Capitalization is what can make your loan balance feel like it’s growing even when you think it shouldn’t be. The single best way to fight it is to make small, interest-only payments while you’re still in school, if you can.
Your Game Plan: 5 Smart Ways to Reduce Loan Costs
Understanding the costs is half the battle. The other half is actively working to minimize them. Here are my tried-and-true strategies for keeping your Advantage loan debt as manageable as possible.
- Make In-School Payments (Even Tiny Ones): As we just saw, paying the monthly accrued interest while you’re in school is the #1 way to prevent capitalization. Even $25 or $50 a month helps. This keeps your principal at the original amount and will save you a surprising amount of money over time.
- Enroll in Auto-Pay: Advantage, like most lenders, typically offers a small interest rate reduction (usually 0.25%) for enrolling in automatic payments. It sounds small, but over 10 years, a 0.25% discount on a $20,000 loan can save you hundreds of dollars. It’s free money.
- Pay More Than the Minimum: Whenever you have extra cash, apply it directly to your loan principal. Paying an extra $50 per month can shave months or even years off your repayment term and dramatically reduce the total interest you pay.
- Use the “Snowball” or “Avalanche” Method: If you have multiple loans, target one to pay off aggressively. The Avalanche method (paying off the highest-interest loan first) saves the most money. The Snowball method (paying off the smallest balance first) provides powerful psychological wins. Either one works!
- Don’t Forget Loan Forgiveness Programs: While more common for federal loans, some states or professions (like teaching or nursing in underserved areas) have loan repayment assistance programs (LRAPs) that can help with private loans too. It’s always worth researching what’s available in your field and location.
One mistake I see people make is thinking they need huge windfalls to make a dent. That’s not true. Consistency is what matters. Brown-bagging your lunch a few times a week to find an extra $40 for your loan payment is a powerful, winning strategy.
Frequently Asked Questions
What credit score is needed for an Advantage Education Loan?
While there isn’t a single magic number, you or your cosigner will generally need a good to excellent credit score, typically 670 or higher, along with a stable income and low debt-to-income ratio to qualify for the most favorable rates.
What are my repayment options while in school?
Advantage typically offers several in-school repayment options, including full deferment (no payments), interest-only payments (the best option to avoid capitalization), or a flat-fee payment (like $25 per month) to keep costs down.

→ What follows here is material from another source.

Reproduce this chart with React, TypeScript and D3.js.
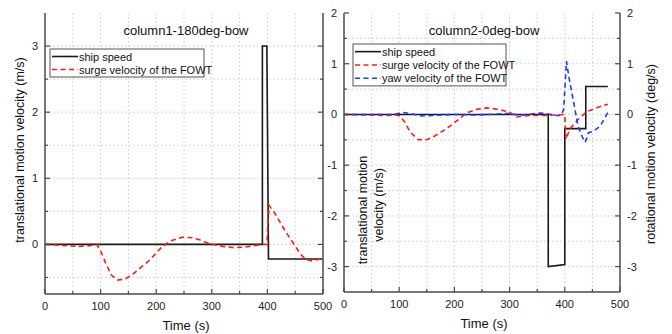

What happens if I have trouble making payments after graduation?
If you face financial hardship, contact your loan servicer immediately. They can discuss options like forbearance, which temporarily pauses your payments. However, remember that interest usually continues to accrue during forbearance, so it should be used as a last resort.
Is an Advantage loan better than a federal loan?
You should always exhaust your federal student loan options first. Federal loans offer unique benefits like income-driven repayment plans, standardized deferment options, and access to Public Service Loan Forgiveness (PSLF), which private loans like Advantage do not.